Another circular of instructions in November, 1915, recommended that under the two shift system, women should be employed “as far as is reasonably practicable” by day rather than by night.
Later Developments
Scientific studies in fatigue, and improvements in the regulation of working hours, continued to be the chief features of the women’s hour situation during the latter part of the war. Two reports made for the Home Office by Dr. A. F. Stanley Kent on An Investigation of Industrial Fatigue by Physiological Methods, showed, as the result of actual experiments with working days of different length, that overtime may “defeat its own object” and actually cause a diminution in “total daily output.” The first report which had been published in August, 1915, was of less direct practical importance, giving merely a description of a number of tests adapted to showing fatigue in factory workers. The second report, issued in September, 1916, was a study of output and the effects of fatigue in certain plants making war equipment under working days of different length. Among its most significant conclusions from the point of view of hour restriction were the following:
A worker employed for 10 hours per day may produce a greater output than when employed for 12 hours, the extra rest being more than sufficient to compensate for the loss of time.
A worker employed for 8 hours per day may produce a greater output than another of equal capacity working 12 hours per day.

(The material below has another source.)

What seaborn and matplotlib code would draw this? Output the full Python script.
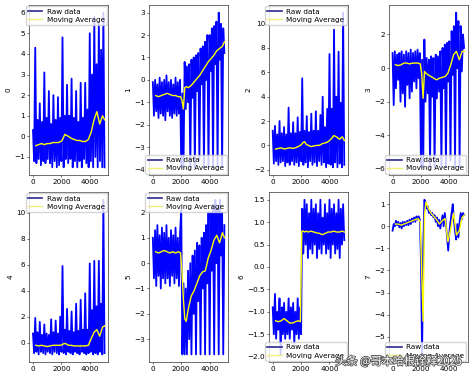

A group of workers showed an absolute increase of over 5 per cent of output as a result of diminution of 16½ per cent in the length of the working day.
Another group increased their average rate of output from 262 to 276 as a result of shortening the day from 12 hours to 10 and to 316 on a further shortening of 2 hours.
Under the conditions studied neither rate of working nor total output attains a maximum when a 12 hour day is adopted.[172]
Two other scientific reports on the subject dealt with The Question of Fatigue from the Economic Standpoint, and were put out by a committee of the British Association for the Advancement of Science in September, 1915, and September, 1916, respectively. The monographs emphasized the importance of an observation of fatigue in the workers and adaptation of the hours of labor thereto. The memoranda and reports of the Health of Munition Workers Committee are the best known of this group of studies, no doubt because besides being the work of scientific investigators, they were carried on to form a basis for official action, and contained definite recommendations for the shortening of hours in order to improve output. While they dealt with munitions work alone, the principles brought out are equally applicable to any form of industrial occupation.
The first memorandum published in November, 1915, covered the subject of Sunday labor, and recommended without qualifications a weekly rest day for all classes of workers.